NININGER, SEPTEMBER 28, 1864
My dear Madison
…Madison, why do you talk to me so about my patriotism? I do not want to be any more patriotic then I now am. I have been willing to make almost any sacrifice to have the north gain her part in this awful contest. Fore three years you know I have waited patiently, have always tryed to look on the bright side. But “patience will cease to be a virtue” some times & how can one help it?…You cannot expect me to love this country as you do, nor feel willing to sacrifice that that I would not be willing to sacrifice for my own country. Could I vote I would be just as anxious to vote for Lincoln as you are….
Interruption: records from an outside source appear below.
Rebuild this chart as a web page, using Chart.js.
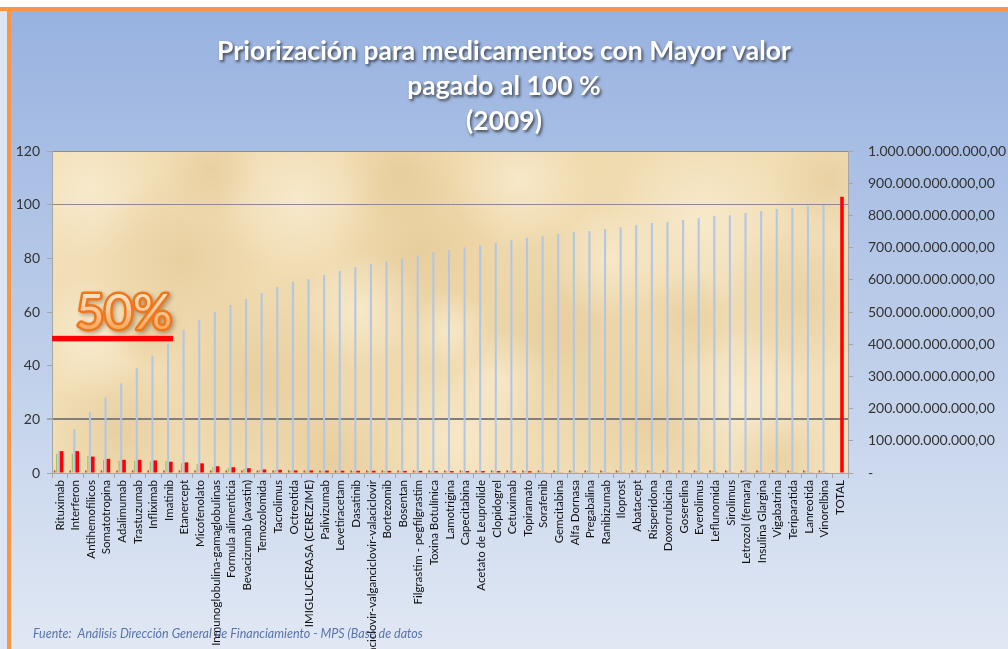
<!DOCTYPE html>
<html>
<head>
<meta charset="utf-8">
<script src="https://cdn.jsdelivr.net/npm/chart.js@4.4.1/dist/chart.umd.min.js"></script>
<style>
html,body{margin:0;padding:0;background:#ffffff;}
#wrap{width:1008px;height:649px;position:relative;overflow:hidden;}
canvas{display:block;}
</style>
</head>
<body>
<div id="wrap"><canvas id="c" width="1008" height="649"></canvas></div>
<script>
// ---------- DATA ----------
const categories = [
  'Rituximab','Interferon','Antihemofílicos','Somatotropina','Adalimumab','Trastuzumab','Infliximab','Imatinib',
  'Etanercept','Micofenolato','Inmunoglobulina-gamaglobulinas','Formula alimenticia','Bevacizumab (avastin)',
  'Temozolomida','Tacrolimus','Octreotida','IMIGLUCERASA (CEREZIME)','Palivizumab','Levetiracetam','Dasatinib',
  'Ganciclovir-valganciclovir-valaciclovir','Bortezomib','Bosentan','Filgrastim - pegfilgrastim','Toxina Botulínica',
  'Lamotrigina','Capecitabina','Acetato de Leuprolide','Clopidogrel','Cetuximab','Topiramato','Sorafenib',
  'Gemcitabina','Alfa Dornasa','Pregabalina','Ranibizumab','Iloprost','Abatacept','Risperidona','Doxorrubicina',
  'Goserelina','Everolimus','Leflunomida','Sirolimus','Letrozol (femara)','Insulina Glargina','Vigabatrina',
  'Teriparatida','Lanreotida','Vinorelbina','TOTAL'
];
// cumulative percentage (left axis, %)
const porcentajeAcumulado = [
  8.2,16.3,22.7,28.1,33.4,39.1,43.8,48.3,53.3,57.0,60.0,62.6,64.8,67.1,69.3,71.2,72.3,73.8,75.3,76.8,
  77.9,79.0,80.1,81.1,82.4,83.1,84.1,84.9,85.7,86.8,87.6,88.3,89.1,89.8,90.2,90.9,91.6,92.4,93.2,93.5,
  94.3,95.0,95.8,96.1,96.9,97.6,98.4,98.8,99.5,99.9,null
];
// value paid (right axis, thousands of millions of pesos)
const valorPagado = [
  68,68,51,44,41,41,39,35,33,30,21,18,15,11,10,8,8,7.5,7,7,
  7,6.5,6.5,6.5,6,6,6,6,6,5.5,5.5,2,2,2,2,2,2,2,2,2,
  2,2,2,2,2,2,2,2,2,2,858
];
// secondary small series (right axis)
const serieRojoOscuro = [
  8,8,8,8,8,8,8,8,8,8,8,8,8,8,8,8,8,8,8,8,
  8,8,8,8,8,8,8,8,8,8,8,8,8,8,8,8,8,8,8,8,
  8,8,8,8,8,8,8,8,8,8,null
];
const serieVerde = [
  60,60,53,40,38,37,36,37,30,28,19,16,13,9,9,7,6,6,6,6,
  6,6,6,6,6,6,6,6,6,6,6,6,6,6,6,6,6,6,6,6,
  6,6,6,6,6,6,6,6,6,6,null
];
const leftTicks = [0,20,40,60,80,100,120];
const rightTickLabels = ['-','100.000.000.000,00','200.000.000.000,00','300.000.000.000,00','400.000.000.000,00',
  '500.000.000.000,00','600.000.000.000,00','700.000.000.000,00','800.000.000.000,00','900.000.000.000,00',
  '1.000.000.000.000,00'];
const titleLines = ['Priorización para medicamentos con Mayor valor','pagado al 100 %','(2009)'];
const fuenteTexto = 'Fuente:  Análisis Dirección General de Financiamiento - MPS (Base de datos';
const marcaTexto = '50%';
const marcaNivel = 50;
const marcaHastaIndice = 7;

// ---------- PLUGINS ----------
// parchment texture spots (decoration only): [x, y, radius, tone]
const blotches = [
  [90,190,70,0],[180,260,90,1],[300,200,80,0],[260,380,100,1],[420,250,90,1],[520,180,70,0],[560,330,110,1],
  [700,220,90,0],[800,300,80,1],[650,420,90,1],[460,440,80,0],[120,430,70,1],[360,310,60,0],[740,400,70,0],
  [830,180,60,1],[610,260,60,0],[210,170,50,1],[400,170,60,1],[500,380,50,0],[90,340,60,0],[780,460,50,1],
  [330,460,60,1],[150,330,40,1],[690,320,50,1],[450,330,40,0]
];
const backgroundPlugin = {
  id: 'bg',
  beforeDraw(chart) {
    const {ctx, width, height, chartArea: a} = chart;
    ctx.save();
    ctx.fillStyle = '#ffffff';
    ctx.fillRect(0, 0, width, height);
    const g = ctx.createLinearGradient(0, 11, 0, height);
    g.addColorStop(0, '#98b2e0');
    g.addColorStop(0.5, '#bccde9');
    g.addColorStop(1, '#e1e8f4');
    ctx.fillStyle = g;
    ctx.fillRect(0, 11, width, height - 11);
    ctx.fillStyle = '#dde5f2';
    ctx.fillRect(0, 11, 7, height - 11);
    // orange frame
    ctx.fillStyle = '#f79646';
    ctx.fillRect(0, 7, width, 4);
    ctx.fillRect(7, 7, 4, height - 7);
    // parchment plot area
    const pg = ctx.createLinearGradient(a.left, a.top, a.right, a.bottom);
    pg.addColorStop(0, '#f2dfb8');
    pg.addColorStop(0.5, '#efd9ac');
    pg.addColorStop(1, '#f3e2bd');
    ctx.fillStyle = pg;
    ctx.fillRect(a.left, a.top, a.right - a.left, a.bottom - a.top);
    ctx.beginPath();
    ctx.rect(a.left, a.top, a.right - a.left, a.bottom - a.top);
    ctx.clip();
    blotches.forEach((b) => {
      const rg = ctx.createRadialGradient(b[0], b[1], 0, b[0], b[1], b[2]);
      if (b[3]) {
        rg.addColorStop(0, 'rgba(222,192,138,0.45)');
        rg.addColorStop(1, 'rgba(222,192,138,0)');
      } else {
        rg.addColorStop(0, 'rgba(250,238,212,0.7)');
        rg.addColorStop(1, 'rgba(250,238,212,0)');
      }
      ctx.fillStyle = rg;
      ctx.fillRect(b[0] - b[2], b[1] - b[2], b[2] * 2, b[2] * 2);
    });
    ctx.restore();
    // footer source text
    ctx.save();
    ctx.font = 'italic 12.5px Lato';
    ctx.fillStyle = '#5a74aa';
    ctx.textBaseline = 'alphabetic';
    ctx.textAlign = 'left';
    ctx.fillText(fuenteTexto, 33, 638);
    ctx.restore();
    // shadow for the title
    const tb = chart.titleBlock;
    if (tb && !tb._shadowPatched) {
      const orig = tb.draw;
      tb.draw = function (...args) {
        const c = this.ctx;
        c.save();
        c.shadowColor = 'rgba(30,30,30,0.75)';
        c.shadowBlur = 3;
        c.shadowOffsetX = 1.5;
        c.shadowOffsetY = 2;
        orig.apply(this, args);
        c.restore();
      };
      tb._shadowPatched = true;
    }
  }
};
const markerPlugin = {
  id: 'marker',
  afterDatasetsDraw(chart) {
    const {ctx, chartArea: a, scales} = chart;
    const yy = scales.y.getPixelForValue(marcaNivel);
    const xEnd = scales.x.getPixelForValue(marcaHastaIndice) + 4;
    ctx.save();
    ctx.fillStyle = '#ff0000';
    ctx.fillRect(a.left, yy - 3, xEnd - a.left, 5.5);
    ctx.font = '49px Lato';
    ctx.textAlign = 'center';
    ctx.textBaseline = 'alphabetic';
    ctx.lineJoin = 'round';
    const cx = a.left + 72, by = yy - 10;
    ctx.shadowColor = 'rgba(60,30,0,0.35)';
    ctx.shadowBlur = 4;
    ctx.shadowOffsetX = 2;
    ctx.shadowOffsetY = 2;
    ctx.strokeStyle = '#f0761a';
    ctx.lineWidth = 5;
    ctx.strokeText(marcaTexto, cx, by);
    ctx.shadowColor = 'rgba(0,0,0,0)';
    const tg = ctx.createLinearGradient(0, by - 36, 0, by);
    tg.addColorStop(0, '#fde6cf');
    tg.addColorStop(1, '#f7a95f');
    ctx.fillStyle = tg;
    ctx.fillText(marcaTexto, cx, by);
    ctx.restore();
  }
};

// ---------- CHART ----------
const FONT = 'Lato';
new Chart(document.getElementById('c'), {
  type: 'bar',
  data: {
    labels: categories,
    datasets: [
      { label: 'Serie 1', data: serieRojoOscuro, backgroundColor: '#b64543', xAxisID: 'x', yAxisID: 'y2',
        categoryPercentage: 0.8, barPercentage: 0.75 },
      { label: 'Valor pagado', data: valorPagado, backgroundColor: '#ff0000', xAxisID: 'x2', yAxisID: 'y2',
        categoryPercentage: 0.46, barPercentage: 1 },
      { label: 'Serie 3', data: serieVerde, backgroundColor: '#9bbb59', xAxisID: 'x', yAxisID: 'y2',
        categoryPercentage: 0.8, barPercentage: 0.5 },
      { label: '% acumulado', data: porcentajeAcumulado, backgroundColor: '#b2c7e3', xAxisID: 'x', yAxisID: 'y',
        categoryPercentage: 0.8, barPercentage: 1 }
    ]
  },
  options: {
    responsive: false,
    devicePixelRatio: 1,
    animation: false,
    layout: { padding: { left: 0, right: 0, top: 0, bottom: 0 } },
    plugins: {
      legend: { display: false },
      tooltip: { enabled: false },
      title: {
        display: true,
        text: titleLines,
        color: '#ffffff',
        font: { family: FONT, size: 26.5, weight: 'bold', lineHeight: 35 / 26.5 },
        padding: { top: 33.5, bottom: 12.5 }
      }
    },
    scales: {
      x: {
        type: 'category',
        offset: true,
        border: { display: true, color: '#a6a6a6' },
        grid: { display: true, drawOnChartArea: false, offset: true, tickLength: 5, color: '#a6a6a6' },
        ticks: { autoSkip: false, maxRotation: 90, minRotation: 90, padding: 2, color: '#111111',
                 font: { family: FONT, size: 11.5 } },
        afterFit(s) { s.height = 176; }
      },
      x2: {
        type: 'category',
        display: false,
        offset: true,
        grid: { offset: true }
      },
      y: {
        position: 'left',
        min: 0, max: 120,
        afterBuildTicks(s) { s.ticks = leftTicks.map(v => ({ value: v })); },
        border: { display: true, color: '#a6a6a6' },
        grid: {
          color: c => (c.tick && (c.tick.value === 20)) ? '#7f7f7f' :
                      (c.tick && (c.tick.value === 100 || c.tick.value === 120)) ? '#8c8c8c' : 'rgba(0,0,0,0)',
          lineWidth: c => (c.tick && c.tick.value === 20) ? 2 : 1,
          tickColor: '#a6a6a6',
          tickLength: 5
        },
        ticks: { color: '#333333', padding: 7, font: { family: FONT, size: 14 } },
        afterFit(s) { s.width = 52; }
      },
      y2: {
        position: 'right',
        min: 0, max: 1000,
        afterBuildTicks(s) { s.ticks = rightTickLabels.map((t, i) => ({ value: i * 100 })); },
        border: { display: true, color: '#a6a6a6' },
        grid: { drawOnChartArea: false, tickLength: 5, color: '#a6a6a6' },
        ticks: {
          color: '#333333', padding: 15, font: { family: FONT, size: 14 },
          callback: (v) => rightTickLabels[Math.round(v / 100)]
        },
        afterFit(s) { s.width = 160; }
      }
    }
  },
  plugins: [backgroundPlugin, markerPlugin]
});
</script>
</body>
</html>
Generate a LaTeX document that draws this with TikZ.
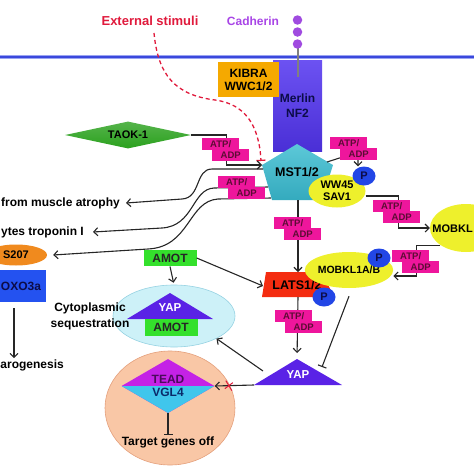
\documentclass[tikz,border=0pt]{standalone}
\usepackage{fontspec}
\setmainfont{Liberation Sans}
\usetikzlibrary{shapes.geometric,arrows.meta,positioning,calc}
\definecolor{membblue}{HTML}{3A48DC}
\definecolor{membhalo}{HTML}{9AA4F2}
\definecolor{extred}{HTML}{E01A3C}
\definecolor{cadpurple}{HTML}{A845E6}
\definecolor{beadpurple}{HTML}{A04BE0}
\definecolor{merlintop}{HTML}{6C52F2}
\definecolor{merlinbot}{HTML}{4A2FD6}
\definecolor{kibraorange}{HTML}{F5A900}
\definecolor{msttop}{HTML}{5CC8D8}
\definecolor{mstbot}{HTML}{34AABE}
\definecolor{taokgreen}{HTML}{2BA11E}
\definecolor{atppink}{HTML}{EE169C}
\definecolor{atptext}{HTML}{5C0C34}
\definecolor{sayellow}{HTML}{EEF02C}
\definecolor{pblue}{HTML}{2246E6}
\definecolor{pnavy}{HTML}{0C0C48}
\definecolor{latsred}{HTML}{F42C10}
\definecolor{yappurple}{HTML}{5A22E6}
\definecolor{amotgreen}{HTML}{34E02C}
\definecolor{cytocyan}{HTML}{CDF1F8}
\definecolor{cytoedge}{HTML}{96D2E2}
\definecolor{tgtpeach}{HTML}{F9C7A6}
\definecolor{tgtedge}{HTML}{E4A07C}
\definecolor{teadmag}{HTML}{C422E6}
\definecolor{vglcyan}{HTML}{40C6EC}
\definecolor{teadtext}{HTML}{4A0A5C}
\definecolor{vgltext}{HTML}{0A2A6A}
\definecolor{s207orange}{HTML}{F08A1E}
\definecolor{foxoblue}{HTML}{2452F0}

\newcommand{\fsz}[1]{\fontsize{#1}{#1}\selectfont}
% two stacked pink boxes, #2 = NW corner of the ATP/ box
\newcommand{\atpadp}[2]{%
  \node[atpbox] (#1a) at #2 {ATP/};
  \node[atpbox] (#1b) at ([shift={(10pt,-11pt)}]#1a.north west) {ADP};
}

\tikzset{
  txt/.style      = {inner sep=1pt, font=\fsz{12}\bfseries},
  atpbox/.style   = {rectangle, anchor=north west, fill=atppink, text=atptext,
                     minimum width=37pt, minimum height=11.5pt, inner sep=0pt,
                     font=\fsz{9.5}\bfseries},
  yellowell/.style= {ellipse, fill=sayellow, inner sep=0pt, align=center,
                     text=black, font=\fontsize{11}{12.5}\selectfont\bfseries},
  pcirc/.style    = {ellipse, fill=pblue, minimum width=23pt, minimum height=19pt,
                     inner sep=0pt, text=pnavy, font=\fsz{11}\bfseries},
  greenbox/.style = {rectangle, fill=amotgreen, minimum width=53pt,
                     minimum height=16.5pt, inner sep=0pt, text=black!85,
                     font=\fsz{12}\bfseries},
  arr/.style      = {-{Straight Barb[length=4pt,width=8pt]}, line width=1.1pt,
                     draw=black!85},
  inh/.style      = {-{Bar[width=9pt]}, line width=1.1pt, draw=black!85},
  extdash/.style  = {-{Bar[width=9pt]}, dash pattern=on 4pt off 3pt,
                     line width=1.3pt, draw=extred},
}

\begin{document}
\begin{tikzpicture}[x=1pt, y=-1pt, font=\fsz{12}\bfseries]
\useasboundingbox (0,0) rectangle (474,474);
\clip (0,0) rectangle (474,474);

%% membrane and receptors
\draw[membhalo, line width=4.5pt] (0,57) -- (474,57);
\draw[membblue, line width=2.2pt] (0,57) -- (474,57);
\node[rectangle, top color=merlintop, bottom color=merlinbot, minimum width=49pt,
      minimum height=91pt, align=center, text=pnavy,
      font=\fontsize{12}{15}\selectfont\bfseries] (merlin) at (297.5,105.5) {Merlin\\NF2};
\draw[black!50, line width=2pt] (297.5,47) -- (297.5,77);
\foreach \y/\n in {20/1,32/2,44/3}
  \node[circle, fill=beadpurple, minimum size=9.5pt, inner sep=0pt] (bead\n) at (297.5,\y) {};
\node[rectangle, fill=kibraorange, minimum width=61pt, minimum height=35pt,
      align=center, font=\fontsize{12}{13}\selectfont\bfseries] (kibra) at (248.5,79.5) {KIBRA\\WWC1/2};

\node[txt, text=extred, font=\fsz{13}\bfseries] (ext) at (150,21) {External stimuli};
\node[txt, text=cadpurple] (cad) at (253,21) {Cadherin};

%% MST1/2
\coordinate (mstT)  at (297,144);
\coordinate (mstE)  at (333,165);
\coordinate (mstSE) at (322,200);
\coordinate (mstSW) at (272,200);
\coordinate (mstW)  at (262,165);
\shade[top color=msttop, bottom color=mstbot] (mstT) -- (mstE) -- (mstSE) -- (mstSW) -- (mstW) -- cycle;
\node[txt, font=\fsz{12.5}\bfseries] (mst) at (297,172) {MST1/2};

\node[diamond, aspect=4.6, minimum width=126pt, minimum height=27pt, inner sep=0pt,
      top color=taokgreen!80!white, bottom color=taokgreen, font=\fsz{11}\bfseries] (taok) at (128,135) {TAOK-1};

\node[yellowell, minimum width=57pt, minimum height=33pt] (ww) at (337,191) {WW45\\SAV1};
\node[pcirc] (pww) at (364,176) {P};
\node[yellowell, minimum width=72pt, minimum height=48pt] (mobr) at (466,228) {};
\node[anchor=east, inner sep=0pt, font=\fsz{11}\bfseries] (mobrtxt) at (473,229) {MOBKL};

%% LATS1/2
\coordinate (latsNW) at (266,272);
\coordinate (latsNE) at (322,272);
\coordinate (latsSE) at (334,297);
\coordinate (latsSW) at (262,297);
\fill[latsred] (latsNW) -- (latsNE) -- (latsSE) -- (latsSW) -- cycle;
\node[txt, font=\fsz{12.5}\bfseries] (lats) at (297,285) {LATS1/2};
\coordinate (latsN) at (298,272);
\coordinate (latsS) at (298,297);
\coordinate (latsW) at (263,286);
\node[yellowell, minimum width=72pt, minimum height=36pt, font=\fsz{10.5}\bfseries] (mob) at (349,270) {MOBKL1A/B};
\node[pcirc] (pmob) at (379,258) {P};
\node[pcirc] (plats) at (324,297) {P};

%% YAP
\coordinate (yapT) at (297,359);
\coordinate (yapE) at (342,385);
\coordinate (yapW) at (254,385);
\fill[yappurple] (yapT) -- (yapE) -- (yapW) -- cycle;
\node[txt, text=white, font=\fsz{11.5}\bfseries] (yap) at (298,375) {YAP};

%% cytoplasmic sequestration
\node[greenbox] (amot) at (170,258) {AMOT};
\node[ellipse, fill=cytocyan, draw=cytoedge, line width=0.6pt, minimum width=122pt,
      minimum height=62pt] (cyto) at (174,316) {};
\fill[yappurple] (170,293) -- (213,319) -- (127,319) -- cycle;
\node[txt, text=white, font=\fsz{11.5}\bfseries] (yapin) at (170,308) {YAP};
\node[greenbox] (amotin) at (171,327.5) {AMOT};
\node[txt, align=center, font=\fontsize{12}{16}\selectfont\bfseries] (cytotxt) at (90,316) {Cytoplasmic\\sequestration};

%% target genes
\node[ellipse, fill=tgtpeach, draw=tgtedge, line width=0.6pt, minimum width=130pt,
      minimum height=114pt] (tgt) at (170,408) {};
\node[diamond, minimum width=93pt, minimum height=52pt, inner sep=0pt, fill=teadmag,
      align=center, font=\fontsize{12}{13}\selectfont\bfseries,
      path picture={\fill[vglcyan] (path picture bounding box.west) rectangle (path picture bounding box.south east);}]
      (tead) at (168,386) {\textcolor{teadtext}{TEAD}\\\textcolor{vgltext}{VGL4}};
\node[txt] (tgttxt) at (168,442) {Target genes off};

%% left side
\node[txt, anchor=east] (musc) at (121,203) {from muscle atrophy};
\node[txt, anchor=east] (trop) at (85,232) {ytes troponin I};
\node[ellipse, fill=s207orange, minimum width=62pt, minimum height=21pt, inner sep=0pt,
      font=\fsz{11}\bfseries] (s207) at (16,255) {S207};
\node[rectangle, fill=foxoblue, minimum width=50pt, minimum height=32pt, inner sep=0pt,
      text=pnavy] (foxo) at (21,286) {OXO3a};
\node[txt, anchor=east] (myo) at (65,365) {arogenesis};

%% Arrows
\draw[extdash] (ext.south) ++(4,6) .. controls (158,75) and (175,95) .. (215,100)
      .. controls (245,104) and (259,125) .. (261,161);
\draw[arr] (taok.east) -- ++(35,0) |- (mstW);
\coordinate (mstNE) at (327,162);
\draw[arr] (mstNE) -- (352,154) -| ([xshift=-6pt]pww.north);
\draw[arr] ([yshift=-5pt]ww.east) -- ++(33,0) |- (mobr.west);
\draw[arr] (mobr.south west) -- ++(-24,0) |- ([yshift=-6pt]mob.east);
\coordinate (mstS) at (298,200);
\draw[arr] (mstS) -- (latsN);
\draw[arr, shorten >=6pt] (latsS) -- (yapT);
\coordinate (yapR) at (322,367);
\draw[inh] ([yshift=-8pt]mob.south) -- (yapR);
\coordinate (yapL) at (263,371);
\draw[arr] (yapL) -- (cyto.-28);
\draw[arr] (yapW) -- (tead.east) coordinate[pos=0.64] (xm);
\draw[extred, line width=1pt] ([shift={(-3,-5)}]xm) -- ([shift={(3,5)}]xm)
      ([shift={(-4,3)}]xm) -- ([shift={(4,-3)}]xm);
\draw[inh] (tead.south) -- (tgttxt.north);
\draw[arr] (amot.east) -- (latsW);
\draw[arr, shorten >=2pt] (amot.south) -- (cyto.north);

\coordinate (mA) at (263,169);
\coordinate (mB) at (268,187);
\coordinate (mC) at (271,198);
\draw[arr] (mA) -- (212,169) .. controls (195,169) and (201,198) .. (182,199) -- ([xshift=5pt]musc.east);
\draw[arr] (mB) -- (214,188) .. controls (192,189) and (194,226) .. (162,228) -- ([xshift=8pt]trop.east);
\draw[arr] (mC) -- (218,199) .. controls (188,201) and (190,247) .. (148,249) -- ([xshift=6pt]s207.east);
\draw[arr, shorten <=6pt] ([xshift=-7pt]foxo.south) -- ([xshift=-7pt]foxo.south |- myo.north);

%% ATP/ADP labels
\atpadp{atptaok}{(202,138)}
\atpadp{atpww}{(330,137)}
\atpadp{atpleft}{(218,176)}
\atpadp{atpmob}{(373,200)}
\atpadp{atpmobr}{(392,250)}
\atpadp{atplats}{(274,217)}
\atpadp{atpyap}{(275,310)}

\end{tikzpicture}
\end{document}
from your loving wife Lizzie
LITTLE ROCK, OCTOBER 26, 1864
My Patriotic Wife:
Yours of Oct. 8th I received to-day. You sign yourself as my “unpatriotic wife.” I object to that in toto. I never intended to intimate that you were unpatriotic—I never thought so, even. A heart so true as yours, could not possibly hold sentiments other than patriotic. I only wished you to be less doubting, more encouraged in regard to our cause. In the army, courage, confidence, and hope prevail; while at the north are found many grumblers and traitors; also many who are easily discouraged and who permit themselves to make discouraging expressions…I thought by the tone of one of your letters that you felt discouraged. I want you to be full of hope and confidence as long as we have a cause to fight for….
Ever your Madison
NININGER, MAY 14, 1865
Dear Husband
…Oh! how glad I am that the war is so near ended. Hope it will not be long till we will see all the soldiers in their old homes again….
[Written across the last page: “Papa, I want you to come home just as soon as the war is ended. Victoria.”]
But by June 1865, Madison had still not returned home, and Lizzie worried he might remain in the Army for good. Madison wrote often, promising to come home but explaining he could not return until he was mustered out. In the end, Lizzie and Victoria joined Madison, who served as an agent of the Freedmen’s Bureau through early 1866, when they all finally returned to Minnesota. n
The complete story of Lizzie and Madison Bowler is told by Andrea R. Foroughi in Go If You Think It Your Duty: A Minnesota Couple’s Civil War Letters (Minnesota Historical Society Press, 2008).
Susannah Ural is the Blount Professor in Military History at the University of Southern Mississippi. Her latest book, Don’t Hurry Me Down to Hades: The Civil War in the Words of Those Who Lived It, tells the story of the Civil War through the experiences of families like the Bowlers.